Even opponents of transgender bathroom access see benefits in the Pride School model, which is serving a small group of full- and part-time students in a multi-age classroom.
“We might disagree with the content but the notion of local solutions and school choice ... is probably a good thing,” said Gary McCaleb, senior counsel at the conservative Alliance Defending Freedom.
Stories like Josh’s increasingly have alarmed officials at the U.S. Department of Education. In court records, the department says its research of transgender issues led to a 2013 landmark resolution of a civil rights complaint out of Arcadia, California. The agreement recognized a transgender boy’s right to use gender-specific facilities, including the boys’ cabin on a class trip.
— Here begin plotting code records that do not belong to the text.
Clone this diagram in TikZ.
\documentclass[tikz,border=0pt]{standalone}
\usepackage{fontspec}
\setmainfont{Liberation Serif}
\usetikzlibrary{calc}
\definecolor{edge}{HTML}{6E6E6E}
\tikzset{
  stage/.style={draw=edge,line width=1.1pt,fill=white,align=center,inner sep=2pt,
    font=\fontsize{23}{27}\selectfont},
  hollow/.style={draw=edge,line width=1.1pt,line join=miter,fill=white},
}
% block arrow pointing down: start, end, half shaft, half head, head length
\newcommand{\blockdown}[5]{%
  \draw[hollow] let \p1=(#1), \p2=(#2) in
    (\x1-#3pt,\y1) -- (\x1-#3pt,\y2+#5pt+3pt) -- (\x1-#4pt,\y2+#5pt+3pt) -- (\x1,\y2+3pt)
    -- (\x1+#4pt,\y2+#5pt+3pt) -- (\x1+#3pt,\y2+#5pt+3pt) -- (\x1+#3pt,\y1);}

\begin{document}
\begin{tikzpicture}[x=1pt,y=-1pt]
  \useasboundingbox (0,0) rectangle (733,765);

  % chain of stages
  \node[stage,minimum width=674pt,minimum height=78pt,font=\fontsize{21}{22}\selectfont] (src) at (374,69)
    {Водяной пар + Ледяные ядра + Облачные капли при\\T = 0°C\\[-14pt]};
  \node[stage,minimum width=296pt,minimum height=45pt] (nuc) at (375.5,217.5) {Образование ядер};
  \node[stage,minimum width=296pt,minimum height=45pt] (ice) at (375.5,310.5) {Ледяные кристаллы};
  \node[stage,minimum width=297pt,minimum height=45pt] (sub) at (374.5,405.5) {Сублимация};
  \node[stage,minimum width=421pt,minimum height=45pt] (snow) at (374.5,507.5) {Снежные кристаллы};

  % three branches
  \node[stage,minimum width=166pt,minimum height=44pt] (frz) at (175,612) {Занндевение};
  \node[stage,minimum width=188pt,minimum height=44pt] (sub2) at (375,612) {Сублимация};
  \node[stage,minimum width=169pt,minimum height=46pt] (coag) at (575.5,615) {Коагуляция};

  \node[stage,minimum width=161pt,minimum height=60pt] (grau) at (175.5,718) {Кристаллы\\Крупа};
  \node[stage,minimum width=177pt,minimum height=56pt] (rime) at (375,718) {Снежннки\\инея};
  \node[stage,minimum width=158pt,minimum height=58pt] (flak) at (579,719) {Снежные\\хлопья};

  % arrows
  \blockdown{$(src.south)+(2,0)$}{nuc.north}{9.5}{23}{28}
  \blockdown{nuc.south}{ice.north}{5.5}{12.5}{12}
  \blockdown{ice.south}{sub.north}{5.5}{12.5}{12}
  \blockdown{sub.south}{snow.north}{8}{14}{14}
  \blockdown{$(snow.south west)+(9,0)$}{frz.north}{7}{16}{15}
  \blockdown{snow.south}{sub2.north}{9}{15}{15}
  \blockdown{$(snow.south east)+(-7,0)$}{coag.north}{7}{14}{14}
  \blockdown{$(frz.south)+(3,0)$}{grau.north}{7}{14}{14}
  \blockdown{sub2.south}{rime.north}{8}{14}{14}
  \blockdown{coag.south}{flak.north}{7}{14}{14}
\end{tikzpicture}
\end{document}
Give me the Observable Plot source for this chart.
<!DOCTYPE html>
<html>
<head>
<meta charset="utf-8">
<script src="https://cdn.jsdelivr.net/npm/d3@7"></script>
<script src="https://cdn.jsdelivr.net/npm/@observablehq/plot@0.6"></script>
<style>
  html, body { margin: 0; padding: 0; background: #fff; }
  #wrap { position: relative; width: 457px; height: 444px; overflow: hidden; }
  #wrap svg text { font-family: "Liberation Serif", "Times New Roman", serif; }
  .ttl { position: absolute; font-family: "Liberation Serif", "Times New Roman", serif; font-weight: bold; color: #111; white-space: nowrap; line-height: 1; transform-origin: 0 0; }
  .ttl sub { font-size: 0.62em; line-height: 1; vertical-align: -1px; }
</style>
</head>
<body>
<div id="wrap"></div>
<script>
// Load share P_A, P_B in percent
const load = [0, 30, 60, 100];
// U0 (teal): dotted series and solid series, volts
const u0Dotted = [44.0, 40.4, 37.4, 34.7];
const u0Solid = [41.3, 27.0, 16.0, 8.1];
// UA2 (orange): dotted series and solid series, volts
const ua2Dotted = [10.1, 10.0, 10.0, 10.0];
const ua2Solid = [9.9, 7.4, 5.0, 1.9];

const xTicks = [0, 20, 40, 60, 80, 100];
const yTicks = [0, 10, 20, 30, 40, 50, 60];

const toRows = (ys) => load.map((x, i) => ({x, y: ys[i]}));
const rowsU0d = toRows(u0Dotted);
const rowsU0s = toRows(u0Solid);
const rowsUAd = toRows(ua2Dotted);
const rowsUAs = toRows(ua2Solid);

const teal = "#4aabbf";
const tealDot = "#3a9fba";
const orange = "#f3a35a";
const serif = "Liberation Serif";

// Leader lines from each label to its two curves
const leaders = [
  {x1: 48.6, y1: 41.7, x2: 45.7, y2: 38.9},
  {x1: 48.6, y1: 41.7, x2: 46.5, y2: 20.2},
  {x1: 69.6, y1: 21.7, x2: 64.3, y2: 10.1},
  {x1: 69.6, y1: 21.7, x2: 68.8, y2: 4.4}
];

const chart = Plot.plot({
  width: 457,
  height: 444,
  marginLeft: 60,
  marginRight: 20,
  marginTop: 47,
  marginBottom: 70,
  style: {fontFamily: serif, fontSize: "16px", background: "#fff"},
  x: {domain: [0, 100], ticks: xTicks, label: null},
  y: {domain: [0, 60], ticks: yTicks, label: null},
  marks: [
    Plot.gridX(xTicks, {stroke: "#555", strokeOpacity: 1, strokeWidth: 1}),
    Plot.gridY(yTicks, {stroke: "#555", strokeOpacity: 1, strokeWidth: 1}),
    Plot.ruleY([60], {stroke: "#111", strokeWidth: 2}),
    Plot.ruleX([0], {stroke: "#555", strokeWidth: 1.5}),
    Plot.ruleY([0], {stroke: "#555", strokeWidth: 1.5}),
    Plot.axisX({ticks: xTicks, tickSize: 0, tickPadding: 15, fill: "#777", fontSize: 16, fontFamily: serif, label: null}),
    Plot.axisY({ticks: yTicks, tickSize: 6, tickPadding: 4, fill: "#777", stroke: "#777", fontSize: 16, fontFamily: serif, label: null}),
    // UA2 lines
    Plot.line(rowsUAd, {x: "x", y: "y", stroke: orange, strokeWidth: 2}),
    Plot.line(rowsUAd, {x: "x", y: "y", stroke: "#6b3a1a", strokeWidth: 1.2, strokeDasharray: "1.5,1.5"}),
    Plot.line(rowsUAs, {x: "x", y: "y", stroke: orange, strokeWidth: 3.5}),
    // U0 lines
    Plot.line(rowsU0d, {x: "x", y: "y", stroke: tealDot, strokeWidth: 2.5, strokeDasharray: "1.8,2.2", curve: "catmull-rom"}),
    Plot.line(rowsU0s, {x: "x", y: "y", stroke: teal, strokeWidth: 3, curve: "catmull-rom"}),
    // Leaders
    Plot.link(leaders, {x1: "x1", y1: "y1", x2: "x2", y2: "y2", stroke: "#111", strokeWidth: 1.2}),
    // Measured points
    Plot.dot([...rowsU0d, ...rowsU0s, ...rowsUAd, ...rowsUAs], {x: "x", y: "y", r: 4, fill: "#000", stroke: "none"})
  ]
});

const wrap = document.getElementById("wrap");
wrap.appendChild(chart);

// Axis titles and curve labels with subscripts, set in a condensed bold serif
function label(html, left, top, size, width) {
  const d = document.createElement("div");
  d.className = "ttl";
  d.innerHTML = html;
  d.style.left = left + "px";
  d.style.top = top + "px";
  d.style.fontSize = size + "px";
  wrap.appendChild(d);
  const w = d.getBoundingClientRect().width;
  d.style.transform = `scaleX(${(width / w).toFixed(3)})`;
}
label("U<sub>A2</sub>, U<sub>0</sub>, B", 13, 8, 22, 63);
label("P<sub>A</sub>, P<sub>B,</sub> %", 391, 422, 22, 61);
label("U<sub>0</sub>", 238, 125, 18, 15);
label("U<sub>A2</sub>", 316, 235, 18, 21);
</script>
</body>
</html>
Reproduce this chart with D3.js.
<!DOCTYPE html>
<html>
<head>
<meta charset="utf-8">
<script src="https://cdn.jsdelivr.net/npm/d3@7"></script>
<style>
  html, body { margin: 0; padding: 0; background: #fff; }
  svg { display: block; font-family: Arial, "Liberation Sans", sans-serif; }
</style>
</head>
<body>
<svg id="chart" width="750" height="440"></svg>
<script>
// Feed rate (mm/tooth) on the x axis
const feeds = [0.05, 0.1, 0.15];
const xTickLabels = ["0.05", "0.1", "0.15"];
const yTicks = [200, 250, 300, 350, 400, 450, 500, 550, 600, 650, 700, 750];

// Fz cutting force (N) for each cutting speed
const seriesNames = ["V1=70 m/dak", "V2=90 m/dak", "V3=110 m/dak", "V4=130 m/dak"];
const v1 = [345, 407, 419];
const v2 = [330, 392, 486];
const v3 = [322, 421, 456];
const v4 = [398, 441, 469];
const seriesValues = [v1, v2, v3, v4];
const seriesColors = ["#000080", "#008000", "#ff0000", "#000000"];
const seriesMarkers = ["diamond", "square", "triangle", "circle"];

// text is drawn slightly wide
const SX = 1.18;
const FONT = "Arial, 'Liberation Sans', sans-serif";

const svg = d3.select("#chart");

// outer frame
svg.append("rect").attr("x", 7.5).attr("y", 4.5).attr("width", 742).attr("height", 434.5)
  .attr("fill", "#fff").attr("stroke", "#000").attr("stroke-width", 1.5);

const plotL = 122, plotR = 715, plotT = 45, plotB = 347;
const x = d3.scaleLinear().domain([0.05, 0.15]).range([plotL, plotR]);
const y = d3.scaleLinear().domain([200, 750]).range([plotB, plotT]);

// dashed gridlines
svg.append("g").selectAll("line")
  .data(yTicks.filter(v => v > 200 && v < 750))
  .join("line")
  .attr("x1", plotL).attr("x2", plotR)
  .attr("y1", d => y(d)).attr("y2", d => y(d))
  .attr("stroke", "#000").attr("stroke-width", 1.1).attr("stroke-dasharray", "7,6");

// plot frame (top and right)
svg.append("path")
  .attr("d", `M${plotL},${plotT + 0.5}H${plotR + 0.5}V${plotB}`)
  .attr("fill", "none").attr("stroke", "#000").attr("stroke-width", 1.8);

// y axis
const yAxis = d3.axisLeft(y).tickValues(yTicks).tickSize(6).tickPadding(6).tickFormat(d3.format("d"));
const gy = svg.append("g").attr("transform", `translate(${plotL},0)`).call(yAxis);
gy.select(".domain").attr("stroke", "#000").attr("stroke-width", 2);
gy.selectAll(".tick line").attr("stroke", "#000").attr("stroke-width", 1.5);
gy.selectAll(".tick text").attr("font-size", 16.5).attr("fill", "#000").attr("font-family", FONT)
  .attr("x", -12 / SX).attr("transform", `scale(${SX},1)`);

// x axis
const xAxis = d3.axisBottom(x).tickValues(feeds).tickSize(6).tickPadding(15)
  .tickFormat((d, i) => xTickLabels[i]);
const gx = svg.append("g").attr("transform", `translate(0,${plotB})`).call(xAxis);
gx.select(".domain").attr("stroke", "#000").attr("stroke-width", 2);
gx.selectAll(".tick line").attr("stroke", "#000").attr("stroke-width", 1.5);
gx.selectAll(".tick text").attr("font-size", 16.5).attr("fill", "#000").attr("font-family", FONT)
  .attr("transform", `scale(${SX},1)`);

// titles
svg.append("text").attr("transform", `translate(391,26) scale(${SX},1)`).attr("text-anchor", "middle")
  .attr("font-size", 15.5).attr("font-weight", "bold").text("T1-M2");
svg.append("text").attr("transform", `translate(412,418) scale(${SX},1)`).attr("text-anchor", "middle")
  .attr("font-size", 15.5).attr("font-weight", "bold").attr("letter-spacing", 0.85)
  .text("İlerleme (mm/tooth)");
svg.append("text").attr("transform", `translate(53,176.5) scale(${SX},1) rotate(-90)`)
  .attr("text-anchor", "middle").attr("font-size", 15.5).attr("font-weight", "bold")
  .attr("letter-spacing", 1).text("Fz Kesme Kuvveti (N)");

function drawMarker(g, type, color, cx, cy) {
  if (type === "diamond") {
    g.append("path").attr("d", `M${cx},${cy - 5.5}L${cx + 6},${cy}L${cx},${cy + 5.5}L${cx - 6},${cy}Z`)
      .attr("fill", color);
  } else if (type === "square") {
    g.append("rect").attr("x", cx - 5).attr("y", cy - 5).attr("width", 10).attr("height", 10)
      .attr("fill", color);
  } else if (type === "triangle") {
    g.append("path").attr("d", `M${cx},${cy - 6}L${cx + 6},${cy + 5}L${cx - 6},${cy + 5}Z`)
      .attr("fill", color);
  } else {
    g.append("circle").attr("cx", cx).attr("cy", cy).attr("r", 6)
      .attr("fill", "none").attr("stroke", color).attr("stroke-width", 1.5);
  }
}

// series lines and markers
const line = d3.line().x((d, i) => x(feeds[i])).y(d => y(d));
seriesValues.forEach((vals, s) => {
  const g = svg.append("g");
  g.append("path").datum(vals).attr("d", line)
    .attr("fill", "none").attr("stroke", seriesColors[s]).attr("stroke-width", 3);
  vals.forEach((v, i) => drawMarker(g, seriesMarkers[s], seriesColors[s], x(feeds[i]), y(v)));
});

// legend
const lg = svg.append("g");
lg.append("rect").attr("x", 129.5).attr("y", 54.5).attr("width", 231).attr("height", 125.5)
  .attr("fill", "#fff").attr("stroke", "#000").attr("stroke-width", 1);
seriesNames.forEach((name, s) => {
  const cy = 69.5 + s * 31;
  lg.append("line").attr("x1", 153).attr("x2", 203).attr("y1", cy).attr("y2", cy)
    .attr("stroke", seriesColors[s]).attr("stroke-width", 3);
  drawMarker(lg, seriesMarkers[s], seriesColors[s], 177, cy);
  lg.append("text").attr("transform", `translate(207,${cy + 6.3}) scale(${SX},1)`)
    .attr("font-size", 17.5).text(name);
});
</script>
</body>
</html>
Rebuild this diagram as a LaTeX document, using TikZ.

The government soon saw an outpouring of complaints. The advocacy group Lambda Legal rewrote a brochure once focused on bullying protection.
“We have evolved to, ‘You absolutely should not be sent to the nurse’s bathroom,’” said Dru Levasseur, transgender rights project director for Lambda Legal, referring to the unisex bathrooms commonly offered in schools that block transgender students from their preferred bathroom.
As of late October, there were 32 open civil rights investigations into transgender discrimination complaints at elementary and secondary schools in 21 states, Education Department data shows. The agency did not disclose details.
One involves the student in Florida who filed his complaint alleging discrimination in his school district, said his lawyer, Asaf Orr, at the National Center for Lesbian Rights.
Now in his first year of high school, his mother says he feels stigmatized on the long walk to the media center to change clothes for physical education, which in his opinion was the best of the options offered to him. He once found himself locked out of the gym upon return.
His school district said in a statement that its policies are not discriminatory under current law and that it works with transgender students on a case-by-case basis.
“Things take time,” said Thomas Krever, chief executive officer of the Hetrick-Martin Institute helping LGBT youth in New York City. “This is time that this current generation of young people just doesn’t have.”